## EXERCISE TASK
Retype each line exactly. Skip images.

## DATA SHOWN
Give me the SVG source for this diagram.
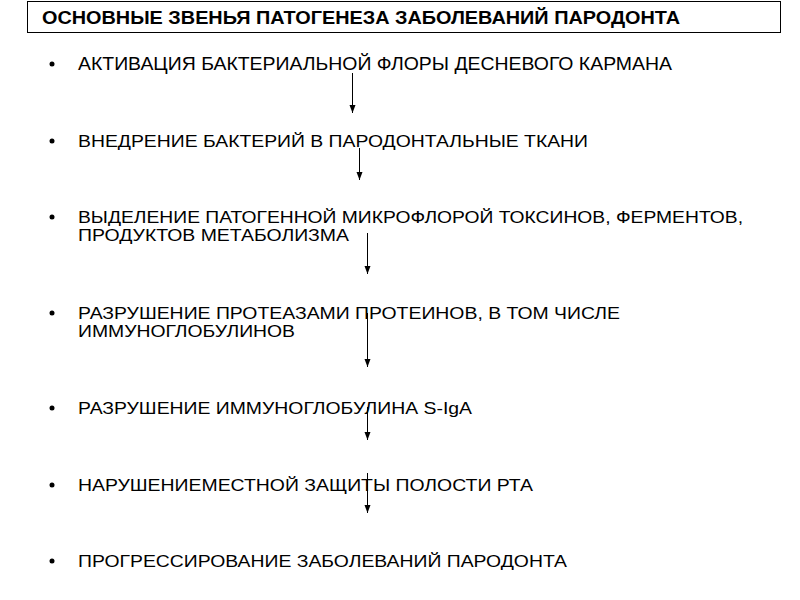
<svg xmlns="http://www.w3.org/2000/svg" width="800" height="600" viewBox="0 0 800 600">
<defs>
<marker id="ah" viewBox="0 0 8 8" refX="8" refY="4" markerWidth="8" markerHeight="8" markerUnits="userSpaceOnUse" orient="auto">
<path d="M0,1 L8,4 L0,7 Z" fill="#000"/>
</marker>
<style>
.t{font-family:"Liberation Sans",Arial,sans-serif;font-size:16.5px;fill:#000}
.h{font-family:"Liberation Sans",Arial,sans-serif;font-size:18px;font-weight:bold;fill:#000}
.b{fill:#000}
.c{stroke:#000;stroke-width:1;fill:none;marker-end:url(#ah)}
</style>
</defs>
<rect width="800" height="600" fill="#fff"/>
<g id="title">
<rect x="27.5" y="1.5" width="753" height="31" fill="#fff" stroke="#000" stroke-width="1"/>
<text class="h" x="42" y="24" textLength="638" lengthAdjust="spacingAndGlyphs">ОСНОВНЫЕ ЗВЕНЬЯ ПАТОГЕНЕЗА ЗАБОЛЕВАНИЙ ПАРОДОНТА</text>
</g>
<g id="item1">
<circle class="b" cx="52" cy="64" r="2.5"/>
<text class="t" x="78" y="70" textLength="594" lengthAdjust="spacingAndGlyphs" style="font-size:17.5px">АКТИВАЦИЯ БАКТЕРИАЛЬНОЙ ФЛОРЫ ДЕСНЕВОГО КАРМАНА</text>
</g>
<g id="item2">
<circle class="b" cx="52" cy="141" r="2.5"/>
<text class="t" x="78" y="147" textLength="510" lengthAdjust="spacingAndGlyphs">ВНЕДРЕНИЕ БАКТЕРИЙ В ПАРОДОНТАЛЬНЫЕ ТКАНИ</text>
</g>
<g id="item3">
<circle class="b" cx="52" cy="217" r="2.5"/>
<text class="t" x="78" y="223" textLength="665" lengthAdjust="spacingAndGlyphs">ВЫДЕЛЕНИЕ ПАТОГЕННОЙ МИКРОФЛОРОЙ ТОКСИНОВ, ФЕРМЕНТОВ,</text>
<text class="t" x="78" y="241" textLength="271" lengthAdjust="spacingAndGlyphs">ПРОДУКТОВ МЕТАБОЛИЗМА</text>
</g>
<g id="item4">
<circle class="b" cx="52" cy="313" r="2.5"/>
<text class="t" x="78" y="319" textLength="542" lengthAdjust="spacingAndGlyphs">РАЗРУШЕНИЕ ПРОТЕАЗАМИ ПРОТЕИНОВ, В ТОМ ЧИСЛЕ</text>
<text class="t" x="78" y="337" textLength="217" lengthAdjust="spacingAndGlyphs">ИММУНОГЛОБУЛИНОВ</text>
</g>
<g id="item5">
<circle class="b" cx="52" cy="408" r="2.5"/>
<text class="t" x="78" y="414" textLength="394" lengthAdjust="spacingAndGlyphs">РАЗРУШЕНИЕ ИММУНОГЛОБУЛИНА S-IgA</text>
</g>
<g id="item6">
<circle class="b" cx="52" cy="485" r="2.5"/>
<text class="t" x="78" y="491" textLength="455" lengthAdjust="spacingAndGlyphs">НАРУШЕНИЕМЕСТНОЙ ЗАЩИТЫ ПОЛОСТИ РТА</text>
</g>
<g id="item7">
<circle class="b" cx="52" cy="561" r="2.5"/>
<text class="t" x="78" y="567" textLength="489" lengthAdjust="spacingAndGlyphs">ПРОГРЕССИРОВАНИЕ ЗАБОЛЕВАНИЙ ПАРОДОНТА</text>
</g>
<g id="connectors">
<line class="c" x1="352.5" y1="73" x2="352.5" y2="113"/>
<line class="c" x1="359.5" y1="148" x2="359.5" y2="180"/>
<line class="c" x1="367.5" y1="233" x2="367.5" y2="274"/>
<line class="c" x1="367.5" y1="313" x2="367.5" y2="367"/>
<line class="c" x1="367.5" y1="407" x2="367.5" y2="440"/>
<line class="c" x1="367.5" y1="473" x2="367.5" y2="513"/>
</g>
</svg>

## COMPLETE ANSWER
Give me the SVG source for this diagram.
<svg xmlns="http://www.w3.org/2000/svg" width="800" height="600" viewBox="0 0 800 600">
<defs>
<marker id="ah" viewBox="0 0 8 8" refX="8" refY="4" markerWidth="8" markerHeight="8" markerUnits="userSpaceOnUse" orient="auto">
<path d="M0,1 L8,4 L0,7 Z" fill="#000"/>
</marker>
<style>
.t{font-family:"Liberation Sans",Arial,sans-serif;font-size:16.5px;fill:#000}
.h{font-family:"Liberation Sans",Arial,sans-serif;font-size:18px;font-weight:bold;fill:#000}
.b{fill:#000}
.c{stroke:#000;stroke-width:1;fill:none;marker-end:url(#ah)}
</style>
</defs>
<rect width="800" height="600" fill="#fff"/>
<g id="title">
<rect x="27.5" y="1.5" width="753" height="31" fill="#fff" stroke="#000" stroke-width="1"/>
<text class="h" x="42" y="24" textLength="638" lengthAdjust="spacingAndGlyphs">ОСНОВНЫЕ ЗВЕНЬЯ ПАТОГЕНЕЗА ЗАБОЛЕВАНИЙ ПАРОДОНТА</text>
</g>
<g id="item1">
<circle class="b" cx="52" cy="64" r="2.5"/>
<text class="t" x="78" y="70" textLength="594" lengthAdjust="spacingAndGlyphs" style="font-size:17.5px">АКТИВАЦИЯ БАКТЕРИАЛЬНОЙ ФЛОРЫ ДЕСНЕВОГО КАРМАНА</text>
</g>
<g id="item2">
<circle class="b" cx="52" cy="141" r="2.5"/>
<text class="t" x="78" y="147" textLength="510" lengthAdjust="spacingAndGlyphs">ВНЕДРЕНИЕ БАКТЕРИЙ В ПАРОДОНТАЛЬНЫЕ ТКАНИ</text>
</g>
<g id="item3">
<circle class="b" cx="52" cy="217" r="2.5"/>
<text class="t" x="78" y="223" textLength="665" lengthAdjust="spacingAndGlyphs">ВЫДЕЛЕНИЕ ПАТОГЕННОЙ МИКРОФЛОРОЙ ТОКСИНОВ, ФЕРМЕНТОВ,</text>
<text class="t" x="78" y="241" textLength="271" lengthAdjust="spacingAndGlyphs">ПРОДУКТОВ МЕТАБОЛИЗМА</text>
</g>
<g id="item4">
<circle class="b" cx="52" cy="313" r="2.5"/>
<text class="t" x="78" y="319" textLength="542" lengthAdjust="spacingAndGlyphs">РАЗРУШЕНИЕ ПРОТЕАЗАМИ ПРОТЕИНОВ, В ТОМ ЧИСЛЕ</text>
<text class="t" x="78" y="337" textLength="217" lengthAdjust="spacingAndGlyphs">ИММУНОГЛОБУЛИНОВ</text>
</g>
<g id="item5">
<circle class="b" cx="52" cy="408" r="2.5"/>
<text class="t" x="78" y="414" textLength="394" lengthAdjust="spacingAndGlyphs">РАЗРУШЕНИЕ ИММУНОГЛОБУЛИНА S-IgA</text>
</g>
<g id="item6">
<circle class="b" cx="52" cy="485" r="2.5"/>
<text class="t" x="78" y="491" textLength="455" lengthAdjust="spacingAndGlyphs">НАРУШЕНИЕМЕСТНОЙ ЗАЩИТЫ ПОЛОСТИ РТА</text>
</g>
<g id="item7">
<circle class="b" cx="52" cy="561" r="2.5"/>
<text class="t" x="78" y="567" textLength="489" lengthAdjust="spacingAndGlyphs">ПРОГРЕССИРОВАНИЕ ЗАБОЛЕВАНИЙ ПАРОДОНТА</text>
</g>
<g id="connectors">
<line class="c" x1="352.5" y1="73" x2="352.5" y2="113"/>
<line class="c" x1="359.5" y1="148" x2="359.5" y2="180"/>
<line class="c" x1="367.5" y1="233" x2="367.5" y2="274"/>
<line class="c" x1="367.5" y1="313" x2="367.5" y2="367"/>
<line class="c" x1="367.5" y1="407" x2="367.5" y2="440"/>
<line class="c" x1="367.5" y1="473" x2="367.5" y2="513"/>
</g>
</svg>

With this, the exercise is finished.